>> begin Records for this task
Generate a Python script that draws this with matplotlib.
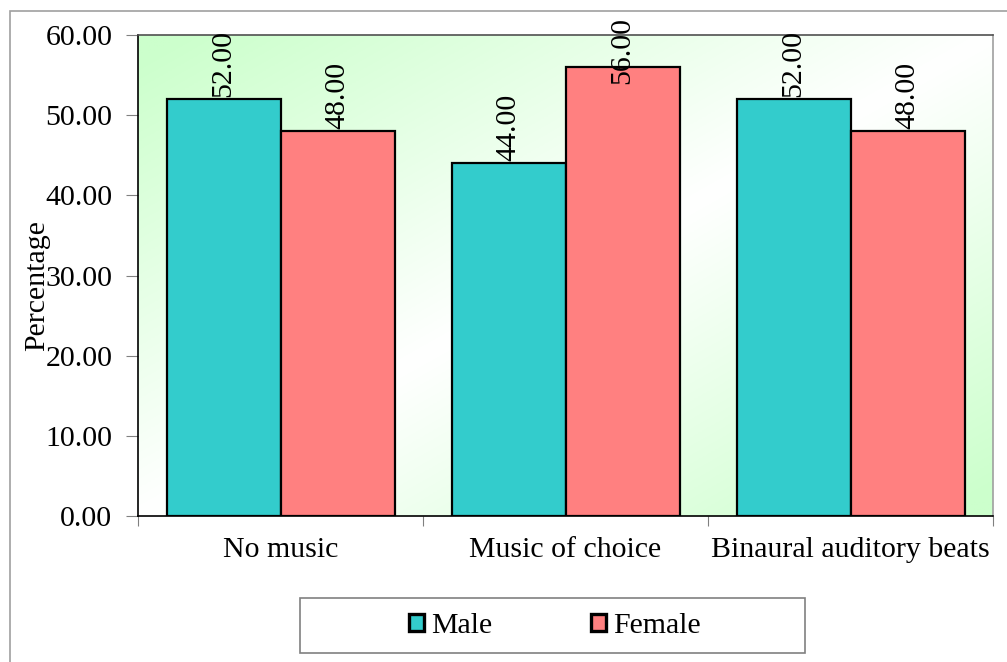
import matplotlib

matplotlib.use("Agg")
import matplotlib.pyplot as plt
import numpy as np
from matplotlib.colors import LinearSegmentedColormap
from matplotlib.patches import Rectangle

# data
categories = ["No music", "Music of choice", "Binaural auditory beats"]
male = [52.00, 44.00, 52.00]
female = [48.00, 56.00, 48.00]
series_names = ["Male", "Female"]
yticks = [0, 10, 20, 30, 40, 50, 60]

plt.rcParams["font.family"] = ["Liberation Serif", "DejaVu Serif"]
FS = 21.5

fig = plt.figure(figsize=(10.07, 6.62), dpi=100)
W, H = 1007, 662
ax = fig.add_axes([138 / W, 1 - 516 / H, (993 - 138) / W, (516 - 35) / H])

# outer chart frame
fig.patches.append(Rectangle((10 / W, -0.05), 1.1, 1 - 11 / H + 0.05,
                             transform=fig.transFigure, fill=False,
                             edgecolor="#a0a0a0", lw=1.2))

# diagonal green-white-green background
n = 200
gx, gy = np.meshgrid(np.linspace(0, 1, n), np.linspace(0, 1, n))
t = np.abs((gx + (1 - gy)) - 1.0)  # 0 along the middle diagonal, 1 at corners
cmap = LinearSegmentedColormap.from_list("bg", ["#ffffff", "#ccffcc"])
ax.imshow(t, extent=[-0.5, 2.5, 0, 60], origin="lower", aspect="auto",
          cmap=cmap, vmin=0, vmax=0.95, zorder=0)
ax.set_xlim(-0.5, 2.5)
ax.set_ylim(0, 60)

x = np.arange(len(categories))
w = 0.4
bm = ax.bar(x - w / 2, male, w, color="#33cccc", edgecolor="black", lw=1.6,
            label=series_names[0], zorder=2)
bf = ax.bar(x + w / 2, female, w, color="#ff8080", edgecolor="black", lw=1.6,
            label=series_names[1], zorder=2)

label_ceiling = 53.6
for bars, vals in ((bm, male), (bf, female)):
    for b, v in zip(bars, vals):
        ax.text(b.get_x() + b.get_width() / 2, min(v, label_ceiling) + 0.3,
                f"{v:.2f}", rotation=90, ha="center", va="bottom",
                fontsize=FS, zorder=3, clip_on=False)

ax.set_yticks(yticks)
ax.set_yticklabels([f"{v:.2f}" for v in yticks], fontsize=FS)
ax.set_xticks([-0.5, 0.5, 1.5, 2.5])
ax.set_xticklabels([])
ax.set_xticks(x, minor=True)
ax.set_xticklabels(categories, minor=True, fontsize=FS)
ax.tick_params(axis="x", which="minor", length=0, pad=15)
ax.tick_params(axis="x", which="major", direction="out", length=7, color="#808080")
ax.tick_params(axis="y", direction="out", length=9, color="#808080", pad=9.5)

ax.spines["left"].set_color("black")
ax.spines["bottom"].set_color("black")
ax.spines["top"].set_color("#505050")
ax.spines["right"].set_color("#a0a0a0")
for s in ax.spines.values():
    s.set_linewidth(1.2)

fig.text(37 / W, 1 - 286 / H, "Percentage", rotation=90, ha="center",
         va="center", fontsize=FS)

# legend box and entries
fig.patches.append(Rectangle((300 / W, 1 - 653 / H), 505 / W, 55 / H,
                             transform=fig.transFigure, facecolor="white",
                             edgecolor="#808080", lw=1.2))
leg = fig.legend(handles=[bm, bf], labels=series_names, ncol=2,
                 loc="center", bbox_to_anchor=(555 / W, 1 - 626 / H),
                 fontsize=FS, frameon=False, handlelength=0.5,
                 handleheight=0.5, handletextpad=0.25, columnspacing=3.3,
                 borderpad=0, borderaxespad=0)
for h in leg.legend_handles:
    h.set_linewidth(2.4)

fig.savefig("out.png", dpi=100)
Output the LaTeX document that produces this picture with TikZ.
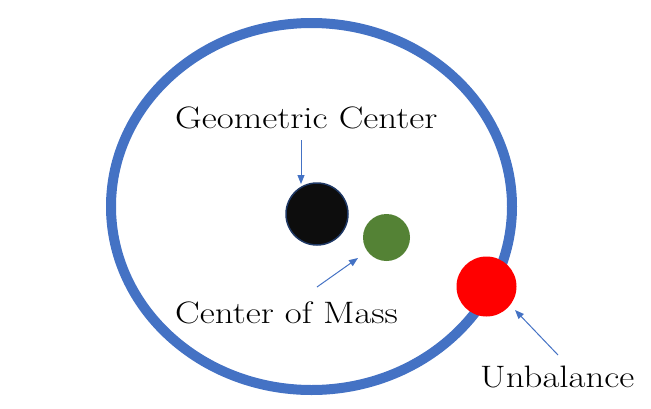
\documentclass[tikz,border=0pt]{standalone}
\usetikzlibrary{arrows.meta}
\definecolor{ringblue}{HTML}{4472C4}
\definecolor{massgreen}{HTML}{548235}
\definecolor{gcdark}{HTML}{0D0D0D}
\definecolor{gcedge}{HTML}{1F3864}
\definecolor{ubred}{HTML}{FF0000}
\newcommand{\widetxt}[1]{\scalebox{1.19}[1]{#1}}
\tikzset{
  lbl/.style={inner sep=0pt, anchor=base west, font=\fontsize{31}{38}\selectfont},
  ptr/.style={draw=ringblue, line width=1pt, -{Triangle[length=9pt,width=7pt]}},
  disc/.style={circle, inner sep=0pt}
}
\begin{document}
\begin{tikzpicture}[x=1pt,y=-1pt]
\useasboundingbox (0,0) rectangle (651,408);
\draw[ringblue, line width=10pt] (311.5,206.5) ellipse [x radius=200.5, y radius=183.5];
\node[disc, fill=gcdark, draw=gcedge, line width=1.5pt, minimum size=62pt] (gc) at (317,214) {};
\node[disc, fill=massgreen, minimum size=47pt] (cm) at (386.5,237.5) {};
\node[disc, fill=ubred, minimum size=60pt] (ub) at (486.5,286.5) {};
\node[lbl] (gclbl) at (175,128) {\widetxt{Geometric Center}};
\node[lbl] (cmlbl) at (175,323) {\widetxt{Center of Mass}};
\node[lbl] (ublbl) at (480,387) {\widetxt{Unbalance}};
\coordinate (gcs) at (301,140);
\coordinate (gct) at (301,184);
\coordinate (cms) at (317,287);
\coordinate (cmt) at (358,258);
\coordinate (ubs) at (558,355);
\coordinate (ubt) at (515,310);
\draw[ptr] (gcs) -- (gct);
\draw[ptr] (cms) -- (cmt);
\draw[ptr] (ubs) -- (ubt);
\end{tikzpicture}
\end{document}
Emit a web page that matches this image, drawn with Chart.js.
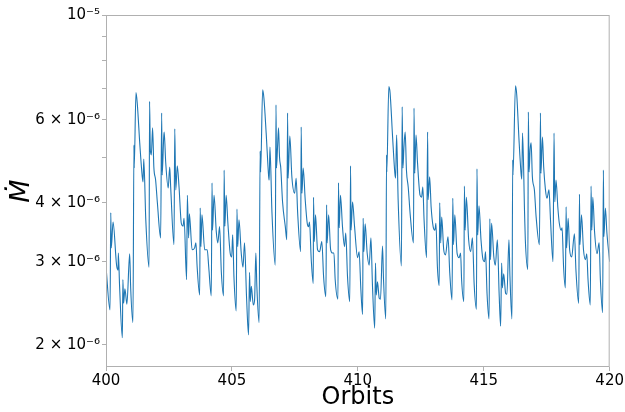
>> end Records for this task
§ Exercise task:
Pictures stay out. Print the data exactly, from its first line through the line containing "from matplotlib.patches import Rectangle".

§ Full answer:
Generate a Python script that draws this with matplotlib.
import matplotlib

matplotlib.use("Agg")
import matplotlib.pyplot as plt
import numpy as np
from matplotlib.colors import LinearSegmentedColormap
from matplotlib.patches import Rectangle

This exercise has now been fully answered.